**Exercise**
Look for the word "this" in the entries below, then copy every line that has it.
* begin Material to process *
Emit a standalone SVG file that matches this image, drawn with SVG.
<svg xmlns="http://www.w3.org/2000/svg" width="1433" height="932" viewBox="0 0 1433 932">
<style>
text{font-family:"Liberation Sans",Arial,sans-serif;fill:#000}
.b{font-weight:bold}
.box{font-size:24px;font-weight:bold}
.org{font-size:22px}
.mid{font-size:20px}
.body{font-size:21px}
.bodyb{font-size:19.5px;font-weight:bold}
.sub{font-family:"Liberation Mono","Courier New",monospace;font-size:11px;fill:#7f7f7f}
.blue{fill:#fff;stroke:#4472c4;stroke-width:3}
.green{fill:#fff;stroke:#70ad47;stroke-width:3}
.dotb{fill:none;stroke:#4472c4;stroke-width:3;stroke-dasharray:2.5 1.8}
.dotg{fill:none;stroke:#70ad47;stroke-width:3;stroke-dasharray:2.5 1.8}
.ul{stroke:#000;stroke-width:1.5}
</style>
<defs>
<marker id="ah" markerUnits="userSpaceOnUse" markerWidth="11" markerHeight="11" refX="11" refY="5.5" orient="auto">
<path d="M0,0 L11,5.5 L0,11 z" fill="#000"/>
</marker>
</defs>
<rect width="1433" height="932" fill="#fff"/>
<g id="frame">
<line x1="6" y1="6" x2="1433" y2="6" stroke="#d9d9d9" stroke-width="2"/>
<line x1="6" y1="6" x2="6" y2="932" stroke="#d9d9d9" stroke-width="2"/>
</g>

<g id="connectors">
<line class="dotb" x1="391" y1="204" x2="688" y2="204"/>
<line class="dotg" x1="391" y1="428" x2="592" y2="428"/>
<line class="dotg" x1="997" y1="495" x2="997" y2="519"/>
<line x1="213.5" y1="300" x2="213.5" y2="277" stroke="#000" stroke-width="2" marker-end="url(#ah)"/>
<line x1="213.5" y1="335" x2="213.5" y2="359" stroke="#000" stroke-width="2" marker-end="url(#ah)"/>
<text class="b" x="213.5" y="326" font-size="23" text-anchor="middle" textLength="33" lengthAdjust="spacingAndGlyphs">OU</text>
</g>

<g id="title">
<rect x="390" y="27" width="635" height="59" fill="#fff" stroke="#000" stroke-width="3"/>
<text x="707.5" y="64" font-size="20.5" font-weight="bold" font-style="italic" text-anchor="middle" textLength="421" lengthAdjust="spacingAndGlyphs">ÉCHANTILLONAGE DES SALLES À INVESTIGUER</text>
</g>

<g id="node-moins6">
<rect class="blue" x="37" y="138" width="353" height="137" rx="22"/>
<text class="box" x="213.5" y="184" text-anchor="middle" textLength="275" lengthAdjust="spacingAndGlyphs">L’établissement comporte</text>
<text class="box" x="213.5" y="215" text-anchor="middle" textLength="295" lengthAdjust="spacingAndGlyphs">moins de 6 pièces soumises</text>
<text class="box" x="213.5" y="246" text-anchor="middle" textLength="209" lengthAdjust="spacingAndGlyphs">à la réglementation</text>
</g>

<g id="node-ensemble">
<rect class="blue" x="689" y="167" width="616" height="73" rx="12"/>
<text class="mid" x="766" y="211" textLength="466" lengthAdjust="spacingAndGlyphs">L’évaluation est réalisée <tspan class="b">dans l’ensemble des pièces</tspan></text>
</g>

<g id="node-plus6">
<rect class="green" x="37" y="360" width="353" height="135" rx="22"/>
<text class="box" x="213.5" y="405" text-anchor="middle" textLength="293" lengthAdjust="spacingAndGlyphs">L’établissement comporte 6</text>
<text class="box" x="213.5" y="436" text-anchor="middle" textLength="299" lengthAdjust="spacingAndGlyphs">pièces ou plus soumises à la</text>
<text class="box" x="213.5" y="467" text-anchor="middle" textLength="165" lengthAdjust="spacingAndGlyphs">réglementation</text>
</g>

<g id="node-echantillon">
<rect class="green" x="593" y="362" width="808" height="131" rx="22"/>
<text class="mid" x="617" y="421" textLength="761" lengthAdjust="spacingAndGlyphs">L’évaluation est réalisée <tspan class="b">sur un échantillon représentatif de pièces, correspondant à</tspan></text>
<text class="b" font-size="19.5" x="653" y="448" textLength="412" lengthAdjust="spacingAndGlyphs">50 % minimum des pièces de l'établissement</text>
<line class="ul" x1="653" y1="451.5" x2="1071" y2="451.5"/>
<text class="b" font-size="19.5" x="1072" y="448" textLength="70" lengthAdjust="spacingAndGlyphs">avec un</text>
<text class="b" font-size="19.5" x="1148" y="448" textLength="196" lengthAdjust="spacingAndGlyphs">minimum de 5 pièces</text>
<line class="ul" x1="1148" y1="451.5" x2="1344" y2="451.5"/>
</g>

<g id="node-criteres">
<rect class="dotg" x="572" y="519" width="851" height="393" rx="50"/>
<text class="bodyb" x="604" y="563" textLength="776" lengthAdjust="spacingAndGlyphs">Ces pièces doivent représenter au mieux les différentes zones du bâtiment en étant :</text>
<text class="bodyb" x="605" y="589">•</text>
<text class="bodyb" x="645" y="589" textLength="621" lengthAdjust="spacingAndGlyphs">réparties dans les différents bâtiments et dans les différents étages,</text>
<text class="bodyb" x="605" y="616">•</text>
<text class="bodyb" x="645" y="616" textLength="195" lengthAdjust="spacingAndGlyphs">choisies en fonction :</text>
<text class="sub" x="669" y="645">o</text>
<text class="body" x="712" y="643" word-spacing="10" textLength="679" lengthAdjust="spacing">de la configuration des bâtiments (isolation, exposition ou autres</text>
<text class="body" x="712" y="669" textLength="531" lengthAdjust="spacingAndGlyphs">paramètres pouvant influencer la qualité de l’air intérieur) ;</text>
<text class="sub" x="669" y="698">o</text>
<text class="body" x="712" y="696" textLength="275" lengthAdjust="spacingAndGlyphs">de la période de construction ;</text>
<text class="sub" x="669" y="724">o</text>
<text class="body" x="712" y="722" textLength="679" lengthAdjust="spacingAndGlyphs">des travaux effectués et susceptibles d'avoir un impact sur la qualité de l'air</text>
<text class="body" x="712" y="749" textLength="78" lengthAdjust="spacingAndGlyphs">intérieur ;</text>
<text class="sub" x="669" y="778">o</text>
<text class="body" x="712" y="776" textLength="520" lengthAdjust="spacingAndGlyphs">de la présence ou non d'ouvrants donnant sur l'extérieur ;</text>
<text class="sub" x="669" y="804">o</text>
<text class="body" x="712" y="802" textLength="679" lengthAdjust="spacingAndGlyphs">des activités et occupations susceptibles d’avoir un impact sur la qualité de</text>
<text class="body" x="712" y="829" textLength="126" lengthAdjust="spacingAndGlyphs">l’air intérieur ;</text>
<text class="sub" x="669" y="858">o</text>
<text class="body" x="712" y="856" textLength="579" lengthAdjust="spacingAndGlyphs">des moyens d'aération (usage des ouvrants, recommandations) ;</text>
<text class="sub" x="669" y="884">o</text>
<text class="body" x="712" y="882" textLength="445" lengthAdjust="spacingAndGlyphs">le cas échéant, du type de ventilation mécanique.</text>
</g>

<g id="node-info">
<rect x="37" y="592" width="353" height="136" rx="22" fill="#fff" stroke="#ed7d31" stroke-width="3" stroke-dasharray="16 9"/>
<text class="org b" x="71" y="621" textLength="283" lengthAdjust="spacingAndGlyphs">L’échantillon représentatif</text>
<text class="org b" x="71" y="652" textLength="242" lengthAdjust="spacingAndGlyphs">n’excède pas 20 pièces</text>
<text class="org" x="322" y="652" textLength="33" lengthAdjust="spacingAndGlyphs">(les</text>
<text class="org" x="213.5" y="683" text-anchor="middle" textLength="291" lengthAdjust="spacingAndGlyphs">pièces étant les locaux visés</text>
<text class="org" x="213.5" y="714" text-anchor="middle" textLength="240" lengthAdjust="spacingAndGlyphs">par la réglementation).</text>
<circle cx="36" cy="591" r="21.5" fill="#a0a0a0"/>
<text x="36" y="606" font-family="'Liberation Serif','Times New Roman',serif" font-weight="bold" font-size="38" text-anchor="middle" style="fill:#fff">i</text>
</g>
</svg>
* end Material to process *
* begin Material to process *
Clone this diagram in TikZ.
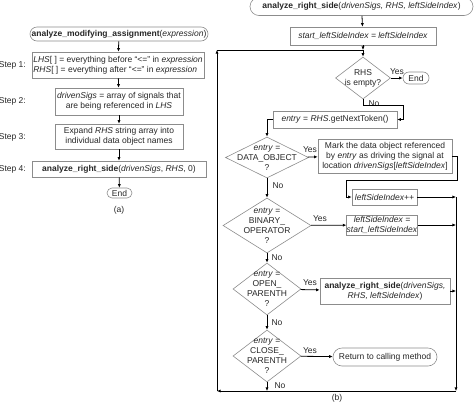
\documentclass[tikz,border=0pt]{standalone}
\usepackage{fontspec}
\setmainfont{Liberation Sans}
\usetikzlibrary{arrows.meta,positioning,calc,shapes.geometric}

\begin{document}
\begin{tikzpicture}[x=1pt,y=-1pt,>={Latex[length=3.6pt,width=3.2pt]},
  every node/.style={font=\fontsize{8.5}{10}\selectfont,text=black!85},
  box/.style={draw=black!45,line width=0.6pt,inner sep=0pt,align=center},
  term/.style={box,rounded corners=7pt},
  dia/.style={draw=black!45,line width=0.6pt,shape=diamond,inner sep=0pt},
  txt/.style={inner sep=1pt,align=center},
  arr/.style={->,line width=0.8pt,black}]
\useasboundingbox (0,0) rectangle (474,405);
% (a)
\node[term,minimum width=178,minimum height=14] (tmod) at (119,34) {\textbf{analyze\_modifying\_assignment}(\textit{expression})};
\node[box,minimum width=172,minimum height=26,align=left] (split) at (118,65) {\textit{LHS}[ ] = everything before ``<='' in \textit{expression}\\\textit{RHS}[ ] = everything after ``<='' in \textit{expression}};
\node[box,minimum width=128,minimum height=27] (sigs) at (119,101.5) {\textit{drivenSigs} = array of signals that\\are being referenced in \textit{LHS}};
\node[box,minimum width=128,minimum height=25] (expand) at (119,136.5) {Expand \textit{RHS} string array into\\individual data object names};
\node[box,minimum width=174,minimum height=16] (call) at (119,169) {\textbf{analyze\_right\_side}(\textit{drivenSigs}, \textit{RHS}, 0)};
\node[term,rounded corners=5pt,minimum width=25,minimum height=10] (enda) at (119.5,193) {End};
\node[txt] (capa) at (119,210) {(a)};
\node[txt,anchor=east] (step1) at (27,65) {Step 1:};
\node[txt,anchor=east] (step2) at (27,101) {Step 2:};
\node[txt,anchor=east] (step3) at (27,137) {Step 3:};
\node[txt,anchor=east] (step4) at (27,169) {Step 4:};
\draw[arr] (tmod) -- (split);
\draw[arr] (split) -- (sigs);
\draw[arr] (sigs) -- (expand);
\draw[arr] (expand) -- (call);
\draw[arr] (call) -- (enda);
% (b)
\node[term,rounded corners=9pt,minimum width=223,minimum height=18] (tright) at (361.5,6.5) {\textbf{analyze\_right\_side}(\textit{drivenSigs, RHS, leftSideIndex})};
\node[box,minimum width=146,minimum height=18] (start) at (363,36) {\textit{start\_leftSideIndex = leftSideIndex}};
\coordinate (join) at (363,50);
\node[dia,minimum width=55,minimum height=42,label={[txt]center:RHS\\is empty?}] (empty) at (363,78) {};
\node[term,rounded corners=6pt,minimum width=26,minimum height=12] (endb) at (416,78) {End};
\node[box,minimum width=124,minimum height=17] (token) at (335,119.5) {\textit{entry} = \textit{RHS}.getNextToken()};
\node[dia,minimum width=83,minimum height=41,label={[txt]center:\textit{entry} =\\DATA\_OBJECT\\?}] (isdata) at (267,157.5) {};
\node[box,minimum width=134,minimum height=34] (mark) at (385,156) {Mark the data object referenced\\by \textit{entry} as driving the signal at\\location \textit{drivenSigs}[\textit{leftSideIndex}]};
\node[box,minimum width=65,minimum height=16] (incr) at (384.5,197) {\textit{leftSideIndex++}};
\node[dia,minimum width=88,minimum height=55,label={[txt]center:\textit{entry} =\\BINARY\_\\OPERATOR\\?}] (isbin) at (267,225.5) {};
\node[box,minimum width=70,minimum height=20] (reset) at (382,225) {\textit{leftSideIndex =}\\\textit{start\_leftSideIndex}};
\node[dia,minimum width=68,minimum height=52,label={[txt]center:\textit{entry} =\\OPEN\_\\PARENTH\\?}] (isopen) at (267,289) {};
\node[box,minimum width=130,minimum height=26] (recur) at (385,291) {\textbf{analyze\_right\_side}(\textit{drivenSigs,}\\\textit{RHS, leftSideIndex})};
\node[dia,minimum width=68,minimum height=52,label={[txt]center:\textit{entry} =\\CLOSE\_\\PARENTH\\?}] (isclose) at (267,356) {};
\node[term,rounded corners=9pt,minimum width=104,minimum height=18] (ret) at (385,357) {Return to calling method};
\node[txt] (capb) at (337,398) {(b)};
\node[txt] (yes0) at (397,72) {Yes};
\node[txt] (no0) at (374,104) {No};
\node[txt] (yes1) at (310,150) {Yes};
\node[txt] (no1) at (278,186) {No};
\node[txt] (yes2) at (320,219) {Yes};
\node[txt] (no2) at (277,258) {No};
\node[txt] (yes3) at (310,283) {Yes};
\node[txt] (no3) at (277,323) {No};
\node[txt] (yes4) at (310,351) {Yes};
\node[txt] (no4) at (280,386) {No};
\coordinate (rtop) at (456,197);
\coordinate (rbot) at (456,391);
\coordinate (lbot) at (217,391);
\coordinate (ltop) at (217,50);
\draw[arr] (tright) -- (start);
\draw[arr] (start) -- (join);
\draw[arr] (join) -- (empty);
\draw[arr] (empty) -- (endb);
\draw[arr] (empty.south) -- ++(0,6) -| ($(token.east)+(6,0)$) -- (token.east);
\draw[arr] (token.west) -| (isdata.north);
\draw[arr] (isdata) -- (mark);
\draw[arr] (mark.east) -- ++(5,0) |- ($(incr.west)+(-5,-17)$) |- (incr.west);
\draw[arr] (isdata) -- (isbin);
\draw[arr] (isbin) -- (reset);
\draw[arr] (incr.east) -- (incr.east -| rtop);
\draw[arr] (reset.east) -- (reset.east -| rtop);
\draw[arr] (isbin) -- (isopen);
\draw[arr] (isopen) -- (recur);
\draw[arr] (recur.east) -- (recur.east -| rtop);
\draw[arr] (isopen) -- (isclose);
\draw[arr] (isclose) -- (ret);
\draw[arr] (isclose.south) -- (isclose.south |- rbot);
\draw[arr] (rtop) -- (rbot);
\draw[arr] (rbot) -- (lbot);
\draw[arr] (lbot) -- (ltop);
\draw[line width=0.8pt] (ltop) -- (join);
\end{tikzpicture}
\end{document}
* end Material to process *
**Output of the task**
Emit a standalone SVG file that matches this image, drawn with SVG.
Clone this diagram in TikZ.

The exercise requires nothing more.